Kanla beslenen kapitalist sistem kana doymuyor; kapitalizmin çarkları arasından sızan kan işçilerin, emekçilerin, yoksul halkın kanıdır!
8 Temmuz Pazar günü Uzunköprü- Halkalı seferini yapan yolcu treni, Çorlu-Muratlı arasında Sarılar mevkiinde raydan çıkarak devrildi ve 24 kişi feci bir şekilde can verdi; yüzlerce insan yaralandı. Bir tren yolculuğu bir anda binlerce insan için bir karabasana dönüştü. Yıllar önce Sakarya Pamukova'da yaşanan facia, yeniden yaşandı ve iktidar cenahı o gün olduğu gibi bugün de durumu kurtarmaya çalışan açıklamalarla olayın üzerini örtme telaşına düştü. Yine makinistler gözaltına alınıp "günah keçisi" yapılmaya çalışıldı. Yine olaya "kaza süsü" verildi...

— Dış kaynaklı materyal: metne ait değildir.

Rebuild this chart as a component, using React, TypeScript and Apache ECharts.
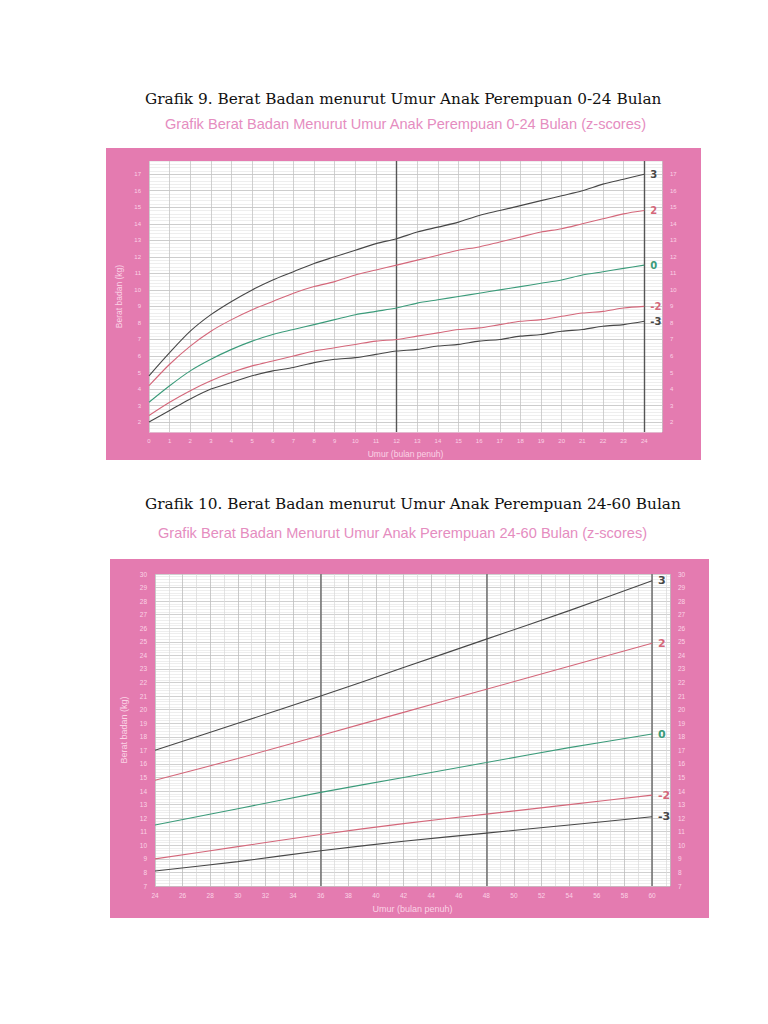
import { useEffect, useRef } from 'react';
import * as echarts from 'echarts';

// Grafik 9: 0-24 bulan
const umurA = [0, 1, 2, 3, 4, 5, 6, 7, 8, 9, 10, 11, 12, 13, 14, 15, 16, 17, 18, 19, 20, 21, 22, 23, 24];
const p3A = [4.8, 6.2, 7.5, 8.5, 9.3, 10.0, 10.6, 11.1, 11.6, 12.0, 12.4, 12.8, 13.1, 13.5, 13.8, 14.1, 14.5, 14.8, 15.1, 15.4, 15.7, 16.0, 16.4, 16.7, 17.0];
const p2A = [4.2, 5.5, 6.6, 7.5, 8.2, 8.8, 9.3, 9.8, 10.2, 10.5, 10.9, 11.2, 11.5, 11.8, 12.1, 12.4, 12.6, 12.9, 13.2, 13.5, 13.7, 14.0, 14.3, 14.6, 14.8];
const p0A = [3.2, 4.2, 5.1, 5.8, 6.4, 6.9, 7.3, 7.6, 7.9, 8.2, 8.5, 8.7, 8.9, 9.2, 9.4, 9.6, 9.8, 10.0, 10.2, 10.4, 10.6, 10.9, 11.1, 11.3, 11.5];
const m2A = [2.4, 3.2, 3.9, 4.5, 5.0, 5.4, 5.7, 6.0, 6.3, 6.5, 6.7, 6.9, 7.0, 7.2, 7.4, 7.6, 7.7, 7.9, 8.1, 8.2, 8.4, 8.6, 8.7, 8.9, 9.0];
const m3A = [2.0, 2.7, 3.4, 4.0, 4.4, 4.8, 5.1, 5.3, 5.6, 5.8, 5.9, 6.1, 6.3, 6.4, 6.6, 6.7, 6.9, 7.0, 7.2, 7.3, 7.5, 7.6, 7.8, 7.9, 8.1];
const yMayorA = [2, 3, 4, 5, 6, 7, 8, 9, 10, 11, 12, 13, 14, 15, 16, 17];
const xTebalA = [12, 24];

// Grafik 10: 24-60 bulan
const umurB = [24, 30, 36, 42, 48, 54, 60];
const p3B = [17.0, 19.0, 21.0, 23.1, 25.2, 27.3, 29.5];
const p2B = [14.8, 16.4, 18.1, 19.8, 21.5, 23.2, 24.9];
const p0B = [11.5, 12.7, 13.9, 15.0, 16.1, 17.2, 18.2];
const m2B = [9.0, 9.9, 10.8, 11.6, 12.3, 13.0, 13.7];
const m3B = [8.1, 8.8, 9.6, 10.3, 10.9, 11.5, 12.1];
const xTebalB = [36, 48, 60];

const zLabel = ['3', '2', '0', '-2', '-3'];

const HITAM = '#474747';
const MERAH = '#d4677a';
const HIJAU = '#3b9b7a';
const PINK = '#e47bb0';
const LABEL = '#fbd3e6';
const SANS = 'Liberation Sans, Arial, sans-serif';

const intOnly = (v: number) => {
  const r = Math.round(v);
  return Math.abs(v - r) < 1e-6 ? String(r) : '';
};

const pair = (xs: number[], ys: number[]) => xs.map((x, i) => [x, ys[i]]);

export default function App() {
  const ref = useRef<HTMLDivElement>(null);

  useEffect(() => {
    if (!ref.current) return;
    const chart = echarts.init(ref.current, undefined, { renderer: 'svg' });

    const kurva = (xi: number, xs: number[], sets: number[][], fs: number) =>
      sets.map((ys, k) => {
        const warna = [HITAM, MERAH, HIJAU, MERAH, HITAM][k];
        return {
          type: 'line',
          xAxisIndex: xi,
          yAxisIndex: xi * 2,
          data: pair(xs, ys),
          smooth: 0.3,
          showSymbol: false,
          silent: true,
          z: 5,
          lineStyle: { color: warna, width: 1.1 },
          endLabel: {
            show: true,
            formatter: zLabel[k],
            color: warna,
            fontSize: fs,
            fontWeight: 'bold',
            fontFamily: 'DejaVu Sans, sans-serif',
            distance: 6,
          },
        };
      });

    const labelSumbu = (fs: number, margin: number) => ({
      color: LABEL,
      fontSize: fs,
      fontFamily: SANS,
      margin,
      formatter: intOnly,
    });

    const judul = (text: string, left: number, top: number) => ({
      text,
      left,
      top,
      textStyle: { fontFamily: 'DejaVu Serif, serif', fontSize: 15.3, fontWeight: 'normal', color: '#111' },
    });
    const subjudul = (text: string, left: number, top: number) => ({
      text,
      left,
      top,
      textStyle: { fontFamily: SANS, fontSize: 14.6, fontWeight: 'normal', color: '#e58dbf' },
    });

    chart.setOption({
      animation: false,
      backgroundColor: '#ffffff',
      title: [
        judul('Grafik 9. Berat Badan menurut Umur Anak Perempuan 0-24 Bulan', 140, 86),
        subjudul('Grafik Berat Badan Menurut Umur Anak Perempuan 0-24 Bulan (z-scores)', 160, 111),
        judul('Grafik 10. Berat Badan menurut Umur Anak Perempuan 24-60 Bulan', 140, 491),
        subjudul('Grafik Berat Badan Menurut Umur Anak Perempuan 24-60 Bulan (z-scores)', 153, 520),
      ],
      graphic: [
        { type: 'rect', z: -10, shape: { x: 106, y: 148, width: 595, height: 312 }, style: { fill: PINK } },
        { type: 'rect', z: -10, shape: { x: 110, y: 559, width: 599, height: 359 }, style: { fill: PINK } },
      ],
      grid: [
        { left: 149, top: 161, width: 513, height: 271, show: true, backgroundColor: '#ffffff', borderWidth: 0 },
        { left: 155, top: 574, width: 515, height: 312, show: true, backgroundColor: '#ffffff', borderWidth: 0 },
      ],
      xAxis: [
        {
          type: 'value',
          gridIndex: 0,
          min: 0,
          max: 24.86,
          interval: 1,
          axisLine: { show: false },
          axisTick: { show: false },
          axisLabel: labelSumbu(6, 6),
          splitLine: { show: true, lineStyle: { color: '#c4c4c4', width: 0.8 } },
          name: 'Umur (bulan penuh)',
          nameLocation: 'middle',
          nameGap: 17,
          nameTextStyle: { color: LABEL, fontSize: 8.5, fontFamily: SANS },
        },
        {
          type: 'value',
          gridIndex: 1,
          min: 24,
          max: 61.3,
          interval: 2,
          axisLine: { show: false },
          axisTick: { show: false },
          minorTick: { show: false, splitNumber: 2 },
          axisLabel: labelSumbu(6.5, 6),
          splitLine: { show: true, lineStyle: { color: '#bdbdbd', width: 0.8 } },
          minorSplitLine: { show: true, lineStyle: { color: '#d9d9d9', width: 0.7 } },
          name: 'Umur (bulan penuh)',
          nameLocation: 'middle',
          nameGap: 18,
          nameTextStyle: { color: LABEL, fontSize: 9, fontFamily: SANS },
        },
      ],
      yAxis: [
        {
          type: 'value',
          gridIndex: 0,
          min: 1.4,
          max: 17.8,
          interval: 0.2,
          axisLine: { show: false },
          axisTick: { show: false },
          axisLabel: labelSumbu(6, 8),
          splitLine: { show: true, lineStyle: { color: '#e3e3e3', width: 0.6 } },
          name: 'Berat badan (kg)',
          nameLocation: 'middle',
          nameGap: 20,
          nameRotate: 90,
          nameTextStyle: { color: LABEL, fontSize: 8.5, fontFamily: SANS },
        },
        {
          type: 'value',
          gridIndex: 0,
          position: 'right',
          min: 1.4,
          max: 17.8,
          interval: 0.2,
          axisLine: { show: false },
          axisTick: { show: false },
          axisLabel: labelSumbu(6, 8),
          splitLine: { show: false },
        },
        {
          type: 'value',
          gridIndex: 1,
          min: 7,
          max: 30,
          interval: 1,
          axisLine: { show: false },
          axisTick: { show: false },
          minorTick: { show: false, splitNumber: 5 },
          axisLabel: labelSumbu(6.5, 8),
          splitLine: { show: true, lineStyle: { color: '#c4c4c4', width: 0.8 } },
          minorSplitLine: { show: true, lineStyle: { color: '#e3e3e3', width: 0.6 } },
          name: 'Berat badan (kg)',
          nameLocation: 'middle',
          nameGap: 22,
          nameRotate: 90,
          nameTextStyle: { color: LABEL, fontSize: 9, fontFamily: SANS },
        },
        {
          type: 'value',
          gridIndex: 1,
          position: 'right',
          min: 7,
          max: 30,
          interval: 1,
          axisLine: { show: false },
          axisTick: { show: false },
          axisLabel: labelSumbu(6.5, 8),
          splitLine: { show: false },
        },
      ],
      series: [
        {
          type: 'line',
          xAxisIndex: 0,
          yAxisIndex: 0,
          data: [],
          silent: true,
          z: 2,
          markLine: {
            silent: true,
            symbol: 'none',
            label: { show: false },
            data: [
              ...yMayorA.map((v) => ({ yAxis: v, lineStyle: { color: '#c4c4c4', width: 0.8, type: 'solid' } })),
              ...xTebalA.map((v) => ({ xAxis: v, lineStyle: { color: '#555555', width: 1.4, type: 'solid' } })),
            ],
          },
        },
        {
          type: 'line',
          xAxisIndex: 1,
          yAxisIndex: 2,
          data: [],
          silent: true,
          z: 2,
          markLine: {
            silent: true,
            symbol: 'none',
            label: { show: false },
            data: xTebalB.map((v) => ({ xAxis: v, lineStyle: { color: '#707070', width: 1.5, type: 'solid' } })),
          },
        },
        ...kurva(0, umurA, [p3A, p2A, p0A, m2A, m3A], 10),
        ...kurva(1, umurB, [p3B, p2B, p0B, m2B, m3B], 11),
      ],
    });

    return () => chart.dispose();
  }, []);

  return <div ref={ref} style={{ position: 'fixed', left: 0, top: 0, width: 768, height: 1024 }} />;
}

Oysa her şey apaçık ortadaydı! Gerekli kontroller ve bakımlar zamanında yapılmadığı için yağmur yağışı sonrası menfez ile ray arasındaki toprak boşalmış, deyim yerindeyse raylar askıda kalmıştı. Elbette bu olayın anlık olması mümkün; ama gerekli zemin kontrolleri düzenli yapılmış olsaydı, buradaki oynaklık tespit edilebilir ve bu facia önlenebilirdi. En azından Saray'ın ışıklarının bakımı kadar buraya ilgi gösterilmiş olsaydı, şu anda bazı evlere karanlık çökmemiş olacaktı.
Siyasi iktidar, bu tür durumlarda hep yaptığı gibi, bilanço açıkladı, yayın yasağı getirdi, ölenlere allahtan rahmet, kalanlara başsağlığı diledi ve "kendi işine gücüne" baktı. "Kendi işi gücü neymiş?" mi diyeceksiniz... Saray'da “görkemli” başkanlık kutlamaları. Onbinlerce insanın Kaçak Saray'da ağırlanması... Hem de faciadan hemen sonraki günlerde… İşte tekelci kapitalist sistemi ve onun faşist devletini böylesine iyi ele veren bir çelişki... Tek başına bu örnek bile, o Kaçak Saray'ı dolduranların timsah gözyaşlarına inanmamaya ve o sarayı sistemleriyle birlikte onların tepesine yıkmaya yetecek bir örnektir.
İnsanların korkmadan, özgürce seyahat edebilecekleri, üzerlerindeki kapitalizmin karartısının kalkacağı günler, ancak sosyalizmle mümkündür. Ancak sosyalizmde insanların yaşayacağı koşullar gerçek anlamda insanileştirilebilecektir.